* [The data]:
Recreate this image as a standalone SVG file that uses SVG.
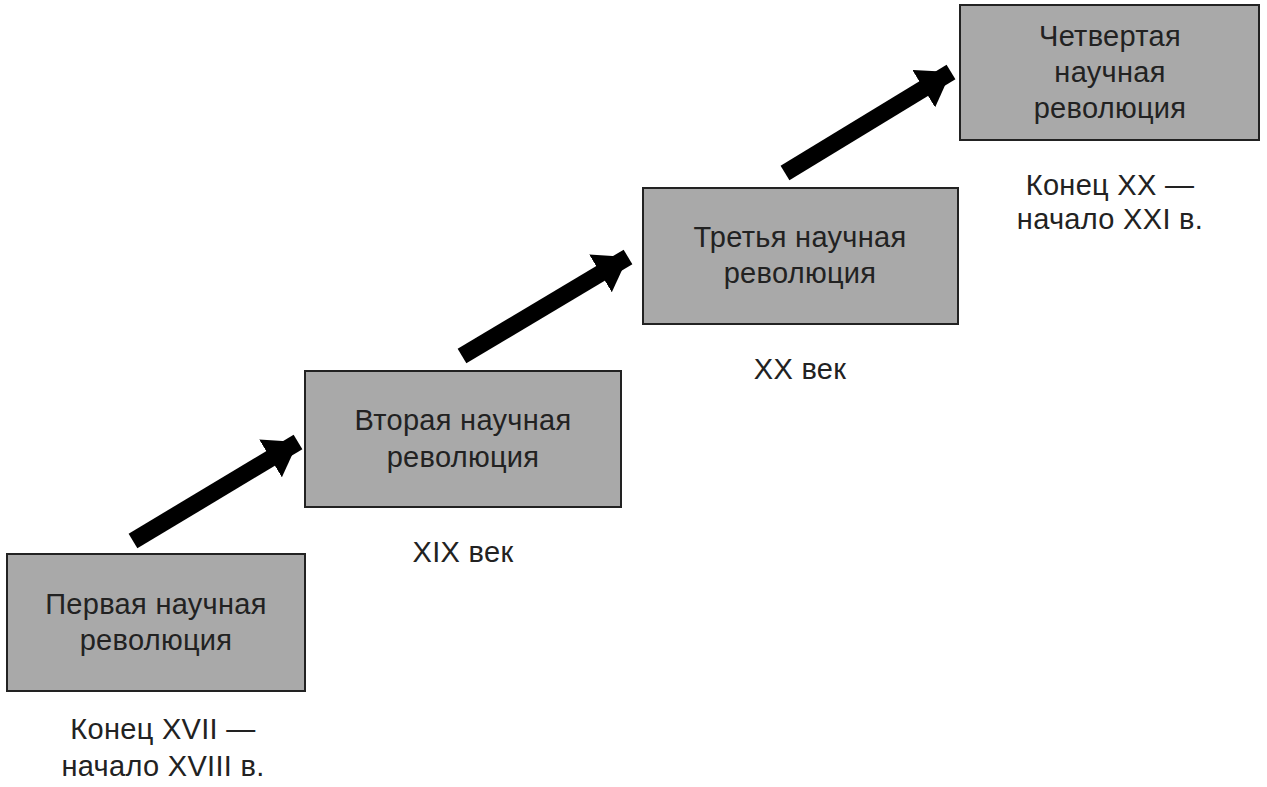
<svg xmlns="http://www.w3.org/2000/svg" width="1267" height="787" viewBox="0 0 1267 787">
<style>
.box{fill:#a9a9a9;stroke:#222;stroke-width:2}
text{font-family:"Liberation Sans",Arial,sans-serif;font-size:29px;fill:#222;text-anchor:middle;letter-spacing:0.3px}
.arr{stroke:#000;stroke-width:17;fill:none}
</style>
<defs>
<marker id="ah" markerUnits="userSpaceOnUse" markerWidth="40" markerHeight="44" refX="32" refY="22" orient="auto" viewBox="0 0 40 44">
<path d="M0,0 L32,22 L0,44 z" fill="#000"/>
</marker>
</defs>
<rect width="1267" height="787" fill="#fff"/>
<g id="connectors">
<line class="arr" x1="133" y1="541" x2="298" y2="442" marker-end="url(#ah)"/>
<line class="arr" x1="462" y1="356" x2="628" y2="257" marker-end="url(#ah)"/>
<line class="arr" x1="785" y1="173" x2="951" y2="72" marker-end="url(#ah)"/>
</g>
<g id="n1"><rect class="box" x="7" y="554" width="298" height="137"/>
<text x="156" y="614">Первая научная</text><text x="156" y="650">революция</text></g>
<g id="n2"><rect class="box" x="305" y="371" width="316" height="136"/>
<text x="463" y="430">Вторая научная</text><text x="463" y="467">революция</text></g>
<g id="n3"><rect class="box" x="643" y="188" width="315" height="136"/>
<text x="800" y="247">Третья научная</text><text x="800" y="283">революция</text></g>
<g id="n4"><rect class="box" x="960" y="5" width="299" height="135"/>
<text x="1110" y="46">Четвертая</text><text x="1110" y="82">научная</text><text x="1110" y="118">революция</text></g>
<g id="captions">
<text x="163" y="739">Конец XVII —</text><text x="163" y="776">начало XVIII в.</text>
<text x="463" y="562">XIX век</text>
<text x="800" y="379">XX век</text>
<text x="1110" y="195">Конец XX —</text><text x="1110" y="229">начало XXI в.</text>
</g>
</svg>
...
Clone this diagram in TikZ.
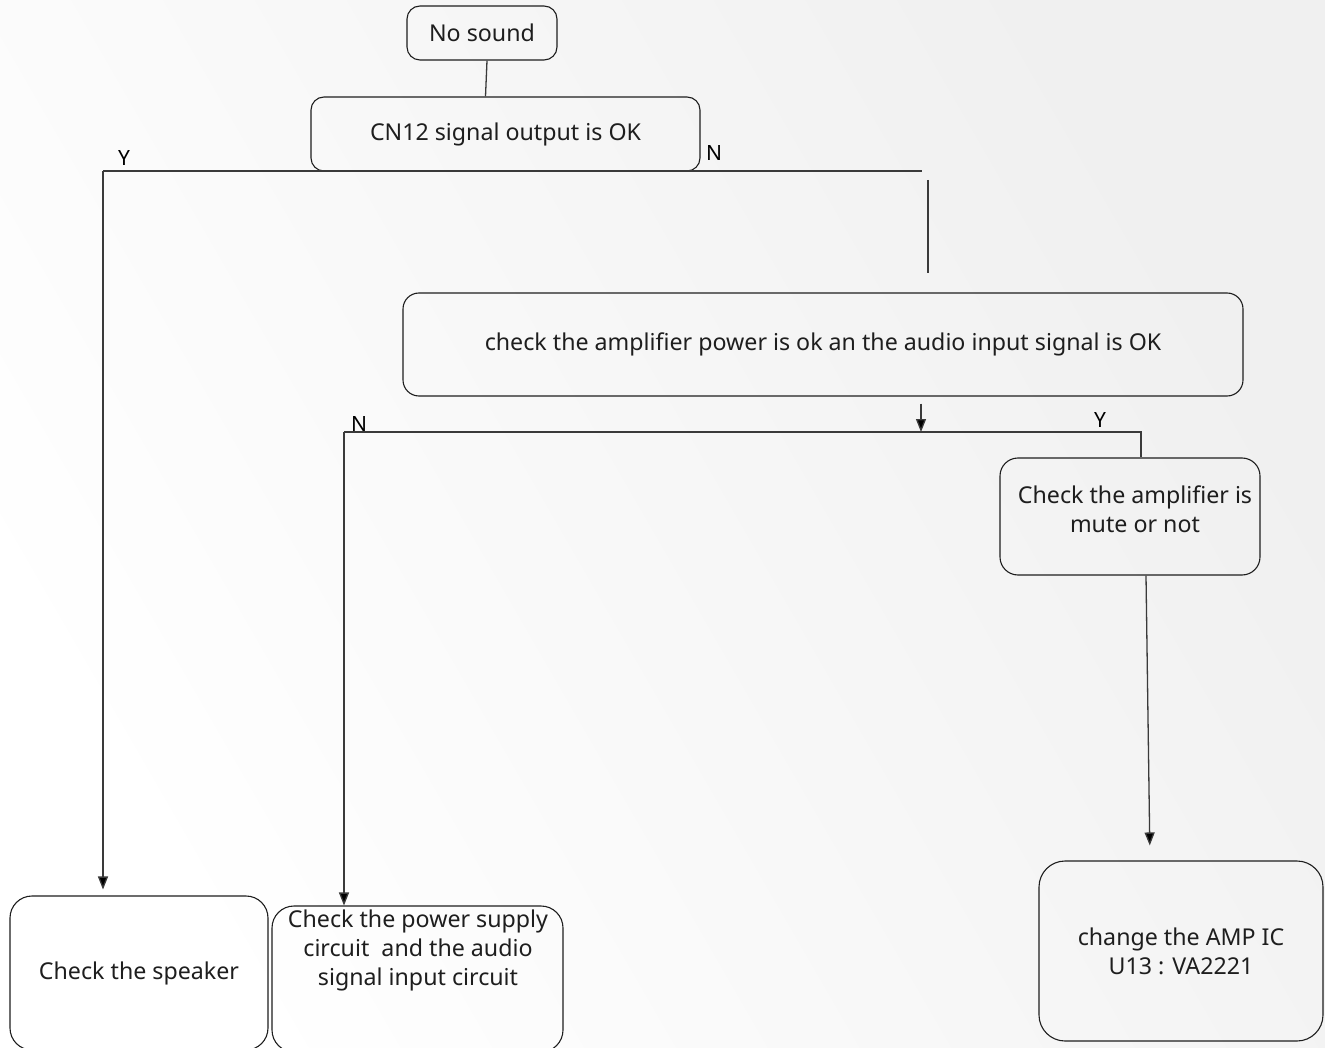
...
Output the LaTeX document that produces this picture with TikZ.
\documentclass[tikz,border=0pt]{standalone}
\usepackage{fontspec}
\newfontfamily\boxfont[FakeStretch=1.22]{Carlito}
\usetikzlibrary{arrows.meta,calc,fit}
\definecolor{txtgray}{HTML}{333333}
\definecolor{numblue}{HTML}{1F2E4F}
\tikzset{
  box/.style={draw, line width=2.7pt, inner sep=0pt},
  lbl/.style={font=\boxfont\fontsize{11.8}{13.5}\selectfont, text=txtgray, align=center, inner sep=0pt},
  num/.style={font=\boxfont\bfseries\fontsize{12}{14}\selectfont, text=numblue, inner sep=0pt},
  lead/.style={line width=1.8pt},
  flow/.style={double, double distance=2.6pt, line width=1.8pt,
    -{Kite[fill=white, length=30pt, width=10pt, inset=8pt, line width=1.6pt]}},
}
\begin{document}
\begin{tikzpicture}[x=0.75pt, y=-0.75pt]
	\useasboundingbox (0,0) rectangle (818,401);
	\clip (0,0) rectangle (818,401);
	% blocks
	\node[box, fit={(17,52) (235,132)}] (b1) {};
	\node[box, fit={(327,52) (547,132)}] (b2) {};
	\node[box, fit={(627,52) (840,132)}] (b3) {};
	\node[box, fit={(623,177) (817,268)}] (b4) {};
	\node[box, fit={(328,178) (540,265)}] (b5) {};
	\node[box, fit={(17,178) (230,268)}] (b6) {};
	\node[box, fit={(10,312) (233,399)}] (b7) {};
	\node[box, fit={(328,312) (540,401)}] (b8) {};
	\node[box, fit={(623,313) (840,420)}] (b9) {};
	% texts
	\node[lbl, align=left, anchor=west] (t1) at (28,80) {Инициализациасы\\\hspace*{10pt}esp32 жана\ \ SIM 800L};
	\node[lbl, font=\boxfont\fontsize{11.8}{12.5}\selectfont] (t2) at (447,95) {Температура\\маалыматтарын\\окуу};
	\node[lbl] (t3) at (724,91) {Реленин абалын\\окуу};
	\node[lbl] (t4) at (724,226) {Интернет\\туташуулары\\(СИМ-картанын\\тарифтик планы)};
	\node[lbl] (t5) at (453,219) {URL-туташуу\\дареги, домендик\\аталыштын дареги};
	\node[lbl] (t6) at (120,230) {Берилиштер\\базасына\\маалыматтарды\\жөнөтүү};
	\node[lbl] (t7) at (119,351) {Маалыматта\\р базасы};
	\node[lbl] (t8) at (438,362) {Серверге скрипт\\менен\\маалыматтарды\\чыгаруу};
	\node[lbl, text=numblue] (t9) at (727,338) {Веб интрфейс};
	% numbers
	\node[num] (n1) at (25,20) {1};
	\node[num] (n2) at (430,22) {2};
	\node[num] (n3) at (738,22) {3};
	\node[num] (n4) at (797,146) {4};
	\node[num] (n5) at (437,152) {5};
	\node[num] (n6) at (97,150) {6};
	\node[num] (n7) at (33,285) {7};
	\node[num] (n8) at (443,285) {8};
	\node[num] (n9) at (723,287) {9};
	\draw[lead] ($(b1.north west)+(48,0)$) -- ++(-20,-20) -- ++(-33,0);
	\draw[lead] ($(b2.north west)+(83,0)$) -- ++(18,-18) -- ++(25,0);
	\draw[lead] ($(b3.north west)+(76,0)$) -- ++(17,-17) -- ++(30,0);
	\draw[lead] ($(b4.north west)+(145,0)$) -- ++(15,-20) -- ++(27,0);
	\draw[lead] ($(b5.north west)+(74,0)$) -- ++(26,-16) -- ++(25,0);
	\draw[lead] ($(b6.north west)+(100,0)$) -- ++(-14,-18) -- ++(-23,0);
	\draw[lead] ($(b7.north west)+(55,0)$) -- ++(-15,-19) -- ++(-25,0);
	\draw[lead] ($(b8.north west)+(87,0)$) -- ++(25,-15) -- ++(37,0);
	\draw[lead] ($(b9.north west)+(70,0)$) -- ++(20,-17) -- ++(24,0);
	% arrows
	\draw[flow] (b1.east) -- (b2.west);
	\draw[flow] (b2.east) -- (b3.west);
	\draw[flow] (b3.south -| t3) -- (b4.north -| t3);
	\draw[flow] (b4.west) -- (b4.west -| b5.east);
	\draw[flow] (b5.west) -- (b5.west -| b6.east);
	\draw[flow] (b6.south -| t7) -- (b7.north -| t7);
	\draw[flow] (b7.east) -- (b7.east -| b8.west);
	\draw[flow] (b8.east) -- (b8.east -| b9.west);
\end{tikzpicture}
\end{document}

* [Written problem]:
Extract every line above that contains the word "this".

* [Response below]:
Recreate this image as a standalone SVG file that uses SVG.
Clone this diagram in TikZ.
Output the LaTeX document that produces this picture with TikZ.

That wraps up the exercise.